Il convient de rappeler que par une loi n°2006-686 du 13 juin 2006 "relative à la transparence et à la sécurité en matière nucléaire", le politique a transféré à une "autorité administrative indépendante", soit "l'Autorité de sûreté nucléaire" le pouvoir d'information et de contrôle de l'activité du parc nucléaire français. Je m'étais engagé lors de son élaboration contre cette stupéfiante régression démocratique.
Un exemple ? Il suffit de lire le dernier article de la loi du 13 juin 2006 :
"Les fonctionnaires et agents affectés à la direction générale de la sûreté nucléaire et de la radioprotection ou dans les divisions de la sûreté nucléaire et de la radioprotection des directions régionales de l'environnement, de l'aménagement et du logement ou mis à leur disposition à la date mentionnée à l'article 63 sont, à compter de cette date, affectés à l'Autorité de sûreté nucléaire ou mis à sa disposition dans les mêmes conditions. Ces derniers pourront, dans les conditions habituelles de gestion, retourner dans leur administration ou établissement d'origine à partir de la date visée à l'article 63."
Vous avez bien lu : tous les personnels compétents en matière d'énergie nucléaire sont désormais "affectés", non plus à un ou plusieurs ministres mais aux membres de l'Autorité de Sûreté nucléaire, lesquels ne sont pas élus ni responsables juridiquement. Les ministres en charge de l'énergie dépendent désormais de l'expertise délivrée par l'ASN.
Comment débattre du nucléaire ? Un référendum ?
Passée l'émotion que restera-t-il ? Un débat faut-il espérer. Ce débat a longtemps été refusé par la filière nucléaire : souvenez vous de ce qui s'était produit lors de l'ouverture du Grenelle de l'environnement. De même les débats organisés par la Commission nationale du débat public, pour l'EPR de Flamanville ou de Penly ont malheureusement été organisés à un moment où la décision de réaliser ces projets avait été définitivement prise.

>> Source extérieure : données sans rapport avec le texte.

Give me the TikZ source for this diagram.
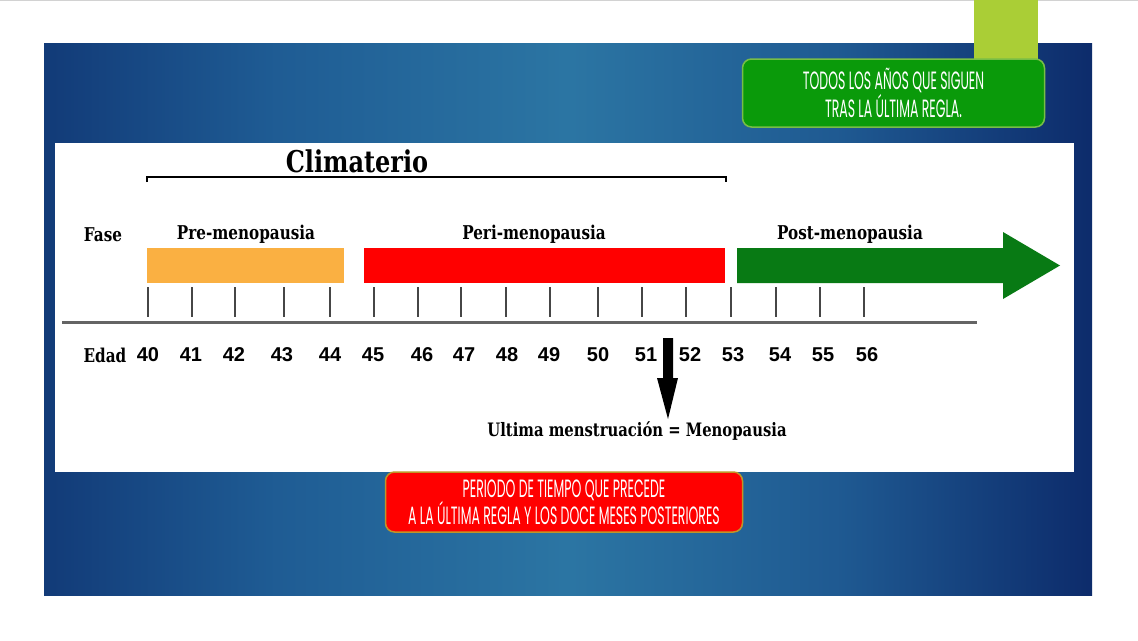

L'idée d'un référendum est aujourd'hui défendue par des écologistes comme Daniel Cohn-Bendit.
Ce référendum aurait pour fondement juridique l'article 11 de la Constitution de la Vème République. Aux termes de cet article, c'est bien le Président de la République qui a l'initiative du référendum : il est peu probable que l'actuel président de la République - ni même le prochain - n'organise un tel référendum.

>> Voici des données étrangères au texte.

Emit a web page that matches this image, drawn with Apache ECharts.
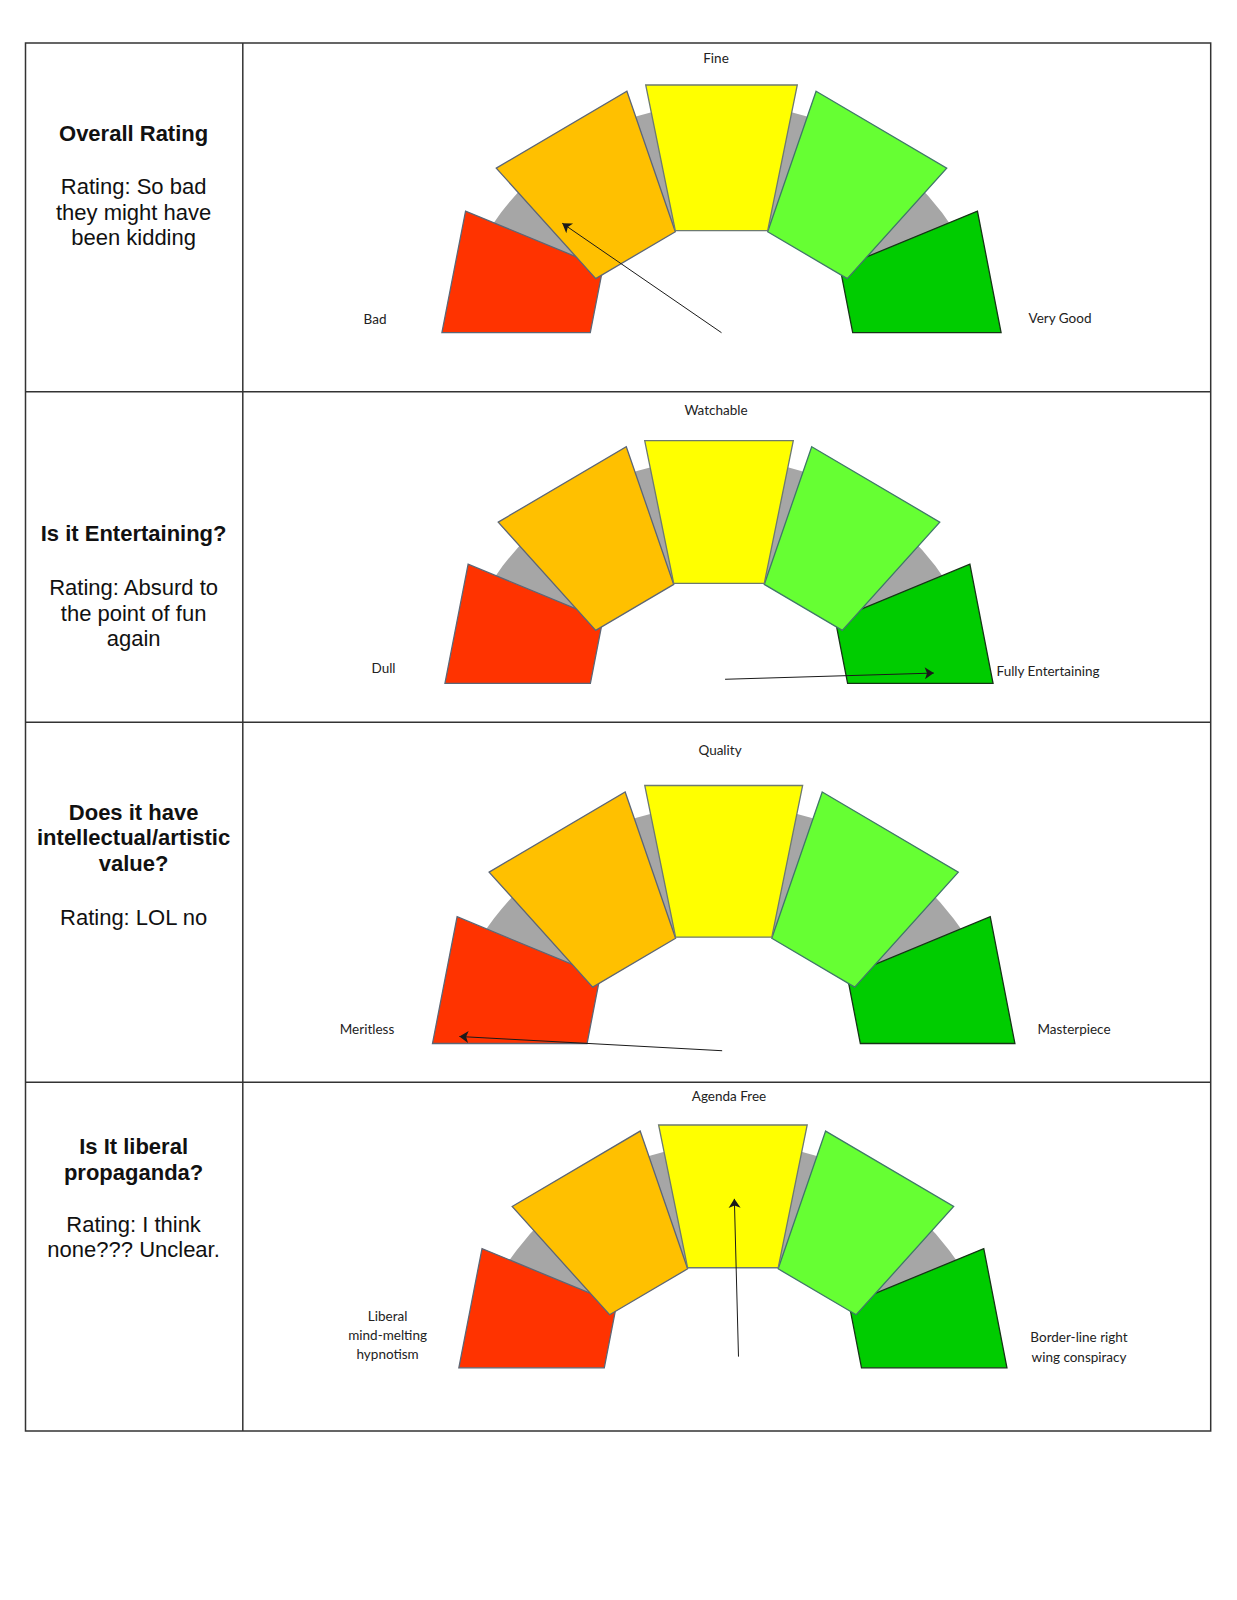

A supposer que le Chef de l'Etat accepte l'idée d'un référendum sur l'avenir de la politique énergétique du pays, il faut souligner que cette opération ne permet qu'un vote "oui" ou "non". Le débat est donc particulièrement simplifié alors qu'il est éminement complexe. Si la question était posée sur la base d'un texte, c'est la rédaction de ce dernier qui serait alors l'occasion d'un débat trés sensible. Outre le risque de la simplification, existe également celui de la personnalisation. C'est le caractère "plébiscitaire" du référendum qui peut poser problème : certains électeurs, par manque d'intérêt ou de temps, peuvent choisir de s'en remettre à l'appréciation d'un homme ou d'une femme politique en qui ils placeraient leur confiance. Or, notre personnel politique n'est, sans doute pas, majoritairement anti nucléaire.

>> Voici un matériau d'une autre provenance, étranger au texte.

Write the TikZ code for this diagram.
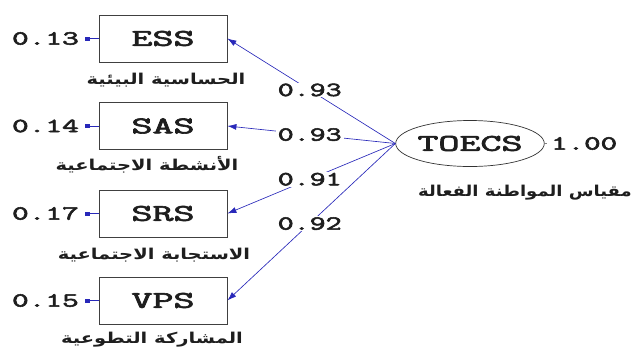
\documentclass[tikz,border=0pt]{standalone}
\usepackage{fontspec}
\newfontfamily\arabicfont[Script=Arabic]{DejaVu Sans}
\newfontfamily\cour[FakeBold=2.5]{Latin Modern Mono}
\TeXXeTstate=1
\usetikzlibrary{arrows.meta,shapes.geometric}
\newcommand{\wx}[2]{\scalebox{#1}[1]{#2}}
\definecolor{lnblue}{RGB}{40,40,185}
\definecolor{txt}{RGB}{30,30,30}
\begin{document}
\begin{tikzpicture}[x=1pt,y=-1pt,
  box/.style={draw=black!75, line width=0.8pt, minimum width=128pt, minimum height=47pt, inner sep=0pt, text=txt, font=\cour\fontsize{24}{24}\selectfont},
  lat/.style={ellipse, draw=black!80, line width=0.7pt, minimum width=125pt, minimum height=46pt, inner sep=0pt, text=txt, font=\cour\fontsize{24}{24}\selectfont},
  num/.style={inner xsep=4pt, inner ysep=1pt, text=txt, font=\cour\fontsize{20}{20}\selectfont},
  lbl/.style={num, fill=white, inner xsep=2pt},
  ar/.style={inner sep=0pt, text=txt, font=\arabicfont\bfseries\fontsize{15}{15}\selectfont},
  load/.style={draw=lnblue, line width=0.65pt, -{Latex[length=9pt,width=6pt]}, color=lnblue},
  err/.style={draw=lnblue, line width=0.8pt, -{Rectangle[length=5pt,width=4pt]}},
]
\useasboundingbox (0,0) rectangle (638,349);
% observed variables
\node[box] (ess) at (163,38.5) {\wx{1.7}{ESS}};
\node[box] (sas) at (163,126) {\wx{1.7}{SAS}};
\node[box] (srs) at (163,213.5) {\wx{1.7}{SRS}};
\node[box] (vps) at (163,300.5) {\wx{1.7}{VPS}};
% latent
\node[lat] (toecs) at (470,143.5) {\wx{1.7}{TOECS}};
% error terms
\node[num, anchor=east, inner xsep=6pt] (e1) at (85,38.5) {\wx{1.62}{0.13}};
\node[num, anchor=east, inner xsep=6pt] (e2) at (85,126) {\wx{1.62}{0.14}};
\node[num, anchor=east, inner xsep=6pt] (e3) at (85,213.5) {\wx{1.62}{0.17}};
\node[num, anchor=east, inner xsep=6pt] (e4) at (85,300.5) {\wx{1.62}{0.15}};
\draw[err] (ess.west) -- (e1.east);
\draw[err] (sas.west) -- (e2.east);
\draw[err] (srs.west) -- (e3.east);
\draw[err] (vps.west) -- (e4.east);
% latent variance
\node[num, anchor=west] (one) at (547,143.5) {\wx{1.6}{1.00}};
\draw[black!50, line width=0.6pt] (toecs.east) -- (one.west);
% loadings
\draw[load] (toecs.west) -- node[lbl, pos=0.51] (l1) {\wx{1.55}{0.93}} (ess.east);
\draw[load] (toecs.west) -- node[lbl, pos=0.51] (l2) {\wx{1.55}{0.93}} (sas.east);
\draw[load] (toecs.west) -- node[lbl, pos=0.51] (l3) {\wx{1.55}{0.91}} (srs.east);
\draw[load] (toecs.west) -- node[lbl, pos=0.51] (l4) {\wx{1.55}{0.92}} (vps.east);
% Arabic labels
\node[ar] (a1) at (166,80) {\wx{1.3}{\beginR الحساسية البيئية\endR}};
\node[ar] (a2) at (147,165) {\wx{1.3}{\beginR الأنشطة الاجتماعية\endR}};
\node[ar] (a3) at (154,255) {\wx{1.3}{\beginR الاستجابة الاجتماعية\endR}};
\node[ar] (a4) at (152,340) {\wx{1.3}{\beginR المشاركة التطوعية\endR}};
\node[ar] (a5) at (525,193) {\wx{1.2}{\beginR مقياس المواطنة الفعالة\endR}};
\end{tikzpicture}
\end{document}
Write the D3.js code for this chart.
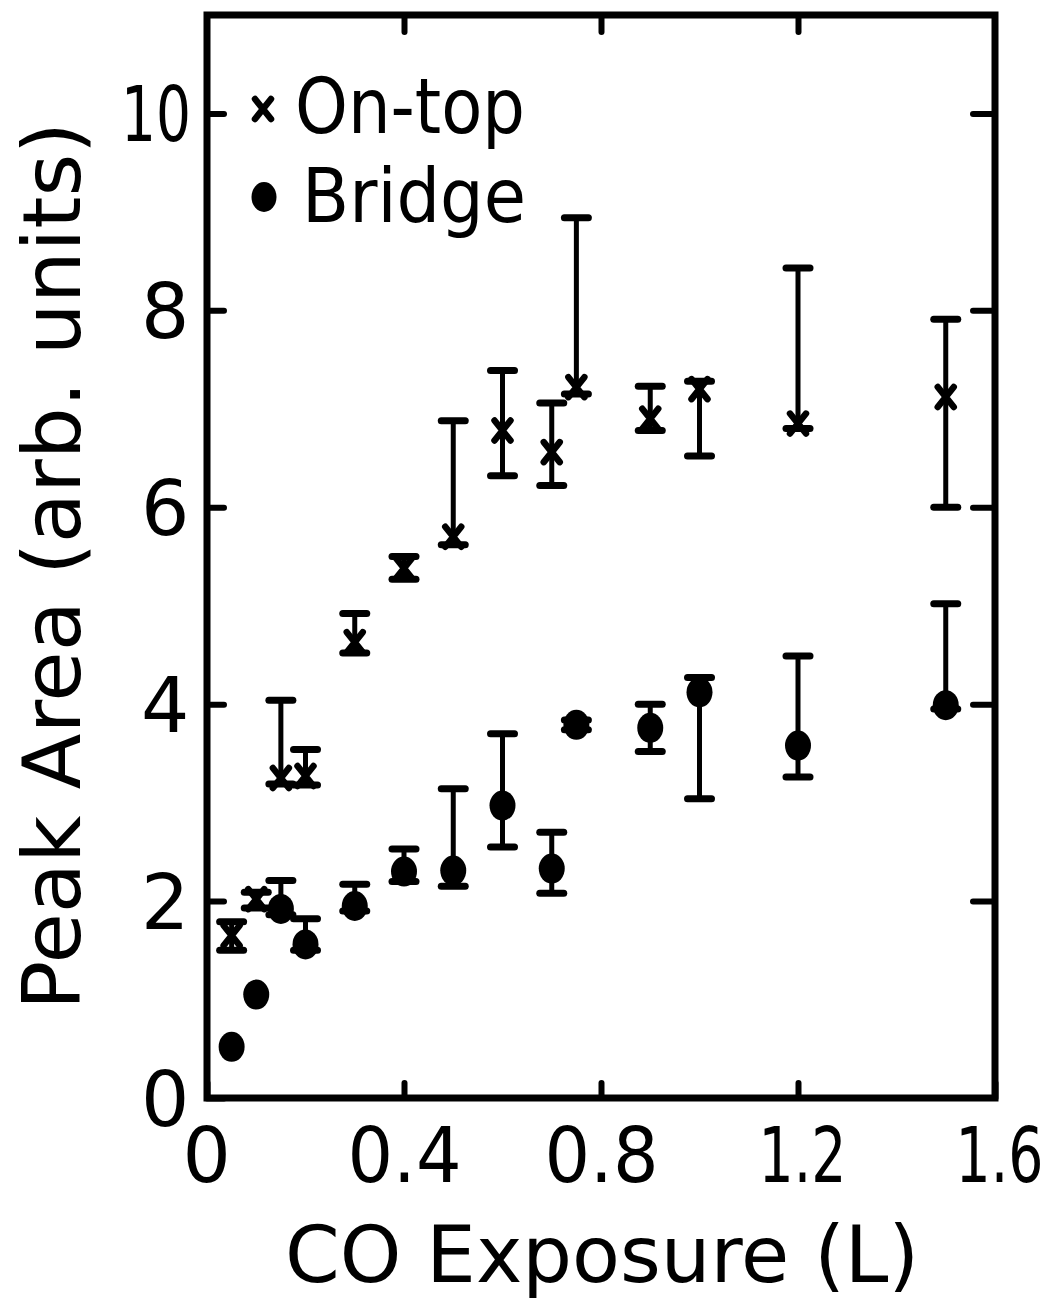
<!DOCTYPE html>
<html>
<head>
<meta charset="utf-8">
<script src="https://cdn.jsdelivr.net/npm/d3@7"></script>
<style>
  html, body { margin: 0; padding: 0; background: #fff; }
  svg { display: block; }
  text { font-family: "DejaVu Sans", "Liberation Sans", sans-serif; fill: #000; }
</style>
</head>
<body>
<svg id="chart" width="1053" height="1302"></svg>
<script>
// ---- data ----
const exposure = [0.05, 0.1, 0.15, 0.2, 0.3, 0.4, 0.5, 0.6, 0.7, 0.75, 0.9, 1.0, 1.2, 1.5];

const onTop   = [1.65, 2.02, 3.25, 3.27, 4.63, 5.38, 5.70, 6.78, 6.56, 7.22, 6.90, 7.20, 6.85, 7.12];
const onTopLo = [1.50, 1.93, 3.19, 3.18, 4.52, 5.27, 5.62, 6.32, 6.22, 7.15, 6.78, 6.52, 6.80, 6.00];
const onTopHi = [1.79, 2.09, 4.04, 3.54, 4.92, 5.50, 6.88, 7.39, 7.06, 8.94, 7.23, 7.28, 8.43, 7.91];

const bridge   = [0.52, 1.05, 1.92, 1.56, 1.95, 2.30, 2.31, 2.97, 2.33, 3.79, 3.76, 4.12, 3.58, 3.99];
const bridgeLo = [null, null, 1.86, 1.50, 1.90, 2.20, 2.15, 2.55, 2.08, 3.74, 3.52, 3.04, 3.26, 3.95];
const bridgeHi = [null, null, 2.21, 1.82, 2.17, 2.53, 3.14, 3.70, 2.70, 3.84, 4.00, 4.27, 4.49, 5.02];

const xTickValues = [0, 0.4, 0.8, 1.2, 1.6];
const xTickLabels = ["0", "0.4", "0.8", "1.2", "1.6"];
const yTickValues = [0, 2, 4, 6, 8, 10];
const yTickLabels = ["0", "2", "4", "6", "8", "10"];

const seriesNames = ["On-top", "Bridge"];
const xTitle = "CO Exposure (L)";
const yTitle = "Peak Area (arb. units)";

// ---- layout ----
const svg = d3.select("#chart");
const x = d3.scaleLinear().domain([0, 1.6]).range([207, 995]);
const y = d3.scaleLinear().domain([0, 11]).range([1098, 15]);

// narrow lettering: target width of each label
const labelWidth = s => {
  let w = 0;
  for (const c of s) w += (c === "1") ? 20 : (c === ".") ? 18 : 46;
  return w + 4;
};
const labelShift = s => (s.startsWith("1") ? 4 : 0);

// squeeze a text horizontally so that it spans `w` pixels starting at (x0, y0)
function squeeze(sel, x0fn, y0, wfn) {
  sel.each(function () {
    const t = d3.select(this);
    t.attr("text-anchor", "start").attr("x", 0).attr("y", 0).attr("dy", null);
    const nat = this.getComputedTextLength();
    const w = wfn(this.textContent);
    const s = Math.min(1, w / nat);
    t.attr("transform", `translate(${x0fn(this.textContent, w)},${y0}) scale(${s},1)`);
  });
}

// ---- axes (inward ticks) ----
const tickStyle = g => {
  g.select(".domain").remove();
  g.selectAll(".tick line").attr("stroke", "#000").attr("stroke-width", 6).attr("stroke-linecap", "round");
};

svg.append("g").attr("transform", `translate(${x(0)},0)`)
  .call(d3.axisLeft(y).tickValues(yTickValues).tickSize(-17).tickFormat((d, i) => yTickLabels[i]))
  .call(tickStyle)
  .call(g => {
    const t = g.selectAll(".tick text").attr("font-size", 76)
      .style("font-family", '"DejaVu Sans", sans-serif');
    squeeze(t, (s, w) => -16 - w, 27, labelWidth);
  });

svg.append("g").attr("transform", `translate(${x(1.6)},0)`)
  .call(d3.axisRight(y).tickValues([2, 4, 6, 8, 10]).tickSize(-22).tickFormat(""))
  .call(tickStyle);

svg.append("g").attr("transform", `translate(0,${y(0)})`)
  .call(d3.axisBottom(x).tickValues(xTickValues).tickSize(-15).tickFormat((d, i) => xTickLabels[i]))
  .call(tickStyle)
  .call(g => {
    const t = g.selectAll(".tick text").attr("font-size", 76)
      .style("font-family", '"DejaVu Sans", sans-serif');
    squeeze(t, (s, w) => labelShift(s) - w / 2, 84, labelWidth);
  });

svg.append("g").attr("transform", `translate(0,${y(11)})`)
  .call(d3.axisTop(x).tickValues([0.4, 0.8, 1.2]).tickSize(-17).tickFormat(""))
  .call(tickStyle);

// frame
svg.append("rect")
  .attr("x", x(0)).attr("y", y(11))
  .attr("width", x(1.6) - x(0)).attr("height", y(0) - y(11))
  .attr("fill", "none").attr("stroke", "#000").attr("stroke-width", 7);

// ---- error bars ----
function errorBars(vals, lo, hi) {
  const g = svg.append("g");
  exposure.forEach((ex, i) => {
    if (lo[i] == null || hi[i] == null) return;
    const cx = x(ex);
    g.append("line").attr("x1", cx).attr("x2", cx).attr("y1", y(lo[i])).attr("y2", y(hi[i]))
      .attr("stroke", "#000").attr("stroke-width", 5);
    [lo[i], hi[i]].forEach(v => {
      g.append("line").attr("x1", cx - 12).attr("x2", cx + 12).attr("y1", y(v)).attr("y2", y(v))
        .attr("stroke", "#000").attr("stroke-width", 7).attr("stroke-linecap", "round");
    });
  });
}
errorBars(onTop, onTopLo, onTopHi);
errorBars(bridge, bridgeLo, bridgeHi);

// ---- markers ----
function xMark(g, cx, cy) {
  g.append("path")
    .attr("d", `M${cx - 8},${cy - 10}L${cx + 8},${cy + 10}M${cx + 8},${cy - 10}L${cx - 8},${cy + 10}`)
    .attr("stroke", "#000").attr("stroke-width", 6.5).attr("stroke-linecap", "round").attr("fill", "none");
}
const mk = svg.append("g");
exposure.forEach((ex, i) => xMark(mk, x(ex), y(onTop[i])));
mk.selectAll("ellipse.bridge").data(exposure).join("ellipse").attr("class", "bridge")
  .attr("cx", d => x(d)).attr("cy", (d, i) => y(bridge[i]))
  .attr("rx", 13).attr("ry", 15).attr("fill", "#000");

// ---- legend ----
const lg = svg.append("g");
xMark(lg, 263, 109);
lg.append("text").attr("x", 295).attr("y", 133).attr("font-size", 76)
  .attr("textLength", 230).attr("lengthAdjust", "spacingAndGlyphs").text(seriesNames[0]);
lg.append("ellipse").attr("cx", 264).attr("cy", 197).attr("rx", 12.5).attr("ry", 15).attr("fill", "#000");
lg.append("text").attr("x", 302).attr("y", 222).attr("font-size", 74)
  .attr("textLength", 224).attr("lengthAdjust", "spacingAndGlyphs").text(seriesNames[1]);

// ---- axis titles ----
svg.append("text").attr("x", 285).attr("y", 1282).attr("font-size", 78)
  .attr("textLength", 634).attr("lengthAdjust", "spacingAndGlyphs").text(xTitle);

svg.append("text").attr("transform", "translate(80,1010) rotate(-90)")
  .attr("x", 0).attr("y", 0).attr("font-size", 80)
  .attr("textLength", 888).attr("lengthAdjust", "spacingAndGlyphs").text(yTitle);
</script>
</body>
</html>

En d'autres termes, le référendum ne peut avoir lieu dans de bonnes conditions, sans débat préalable sur un plan de sortie du nucléaire. Les conditions de rédaction de ce plan seront particulièrement délicates. Il existe depuis les années 60 un consensus qui va de la droite à la gauche sur notre modèle énergétique. Les débats parlementaires préalables au vote de la loi NOME (nouvelle organisation du marché de l'électricité) en offrent un exemple récent.
Certes des voix s'élèvent aujourd'hui à droite comme à gauche pour remettre en cause le dogme d'un service public fondé sur un monopole (EDF) et une énergie (le nucléaire).
Le salut viendra-t-il de l'Europe ? La notion de mix energétique versus "low carbon technologies"
La France sera tôt ou tard contrainte d'avancer et de réduire la part du nucléaire dans son mix énergétique. Paradoxalement, la France a contribué à cette situation.
C'est en effet alors qu'elle assurait la présidence de l'Union européenne qu'a été définitivement approuvé le paquet européen énergie climat composé d'un ensemble de textes, notamment relatifs aux énergies renouvelables, regroupés autour d'un même ambition : le "3x20". Cet objectif consiste notamment à porter à 20% la part d'énergies renouvelables dans notre consommation finale d'énergie.
En droit de l'Union européenne, le nucléaire n'est pas au nombre des sources d'énergies renouvelables. En conséquence, ses partisans se battent actuellement pour créer une nouvelle catégorie juridique à savoir celle de "Low carbon technologies" parfois traduite par "énergies décarbonées".
Reste que la part écrasante du nucléaire dans notre mix énergétique, comme spécificité française, devrait être fortement remise en cause. Et déjà, les coups de frein imposés aux filières éolienne et solaire apparaissent incongrus.